In these scenarios, clock speed, core count, and architectural efficiency become clearly visible. A stronger CPU completes tasks faster, reduces waiting time, and allows more complex operations to run smoothly.

Even in applications that also use the GPU, the CPU still prepares data, manages logic, and coordinates execution. A weak CPU can bottleneck the entire system, limiting performance no matter how powerful other components are.

Gaming and Real-Time Interaction

Games are often associated with graphics cards, but the CPU plays a crucial supporting role. It handles game logic, physics calculations, artificial intelligence, and coordination between the game engine and hardware.

If the CPU cannot keep up, games may stutter, drop frames, or feel inconsistent, even with a capable GPU. This is especially noticeable in strategy games, simulations, and large open-world environments.

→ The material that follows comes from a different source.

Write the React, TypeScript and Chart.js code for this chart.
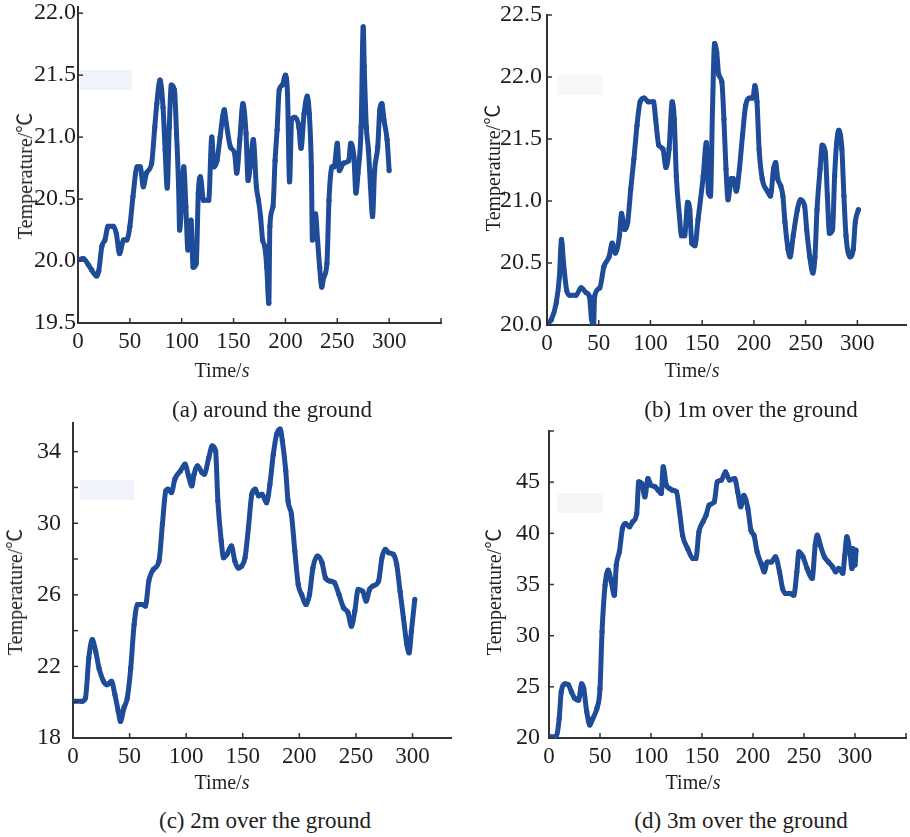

A balanced CPU ensures that real-time interactions remain fluid. It allows the system to react instantly to player input while managing complex in-game systems behind the scenes.

Energy Efficiency and Battery Life

Performance is not only about speed. How efficiently a CPU operates has a direct impact on heat, noise, and battery life.

Efficient CPUs complete tasks quickly and return to low-power states when idle. This results in cooler systems, quieter fans, and longer battery life on portable devices.

In everyday use, this efficiency often matters more than raw performance. A well-designed CPU makes a device feel reliable and comfortable to use throughout the day.

The CPU as the System’s Pace-Setter

Ultimately, the CPU sets the rhythm of the entire computer. It decides how quickly instructions move through the system and how effectively resources are shared.

While memory, storage, and graphics hardware each contribute to performance, the CPU determines how well those components work together. It is the conductor ensuring that every part of the system plays in time.

Understanding this role explains why CPUs remain central to computing design. Regardless of form factor or use case, the CPU’s capabilities shape the real-world experience of using a computer, making it one of the most important components in any system.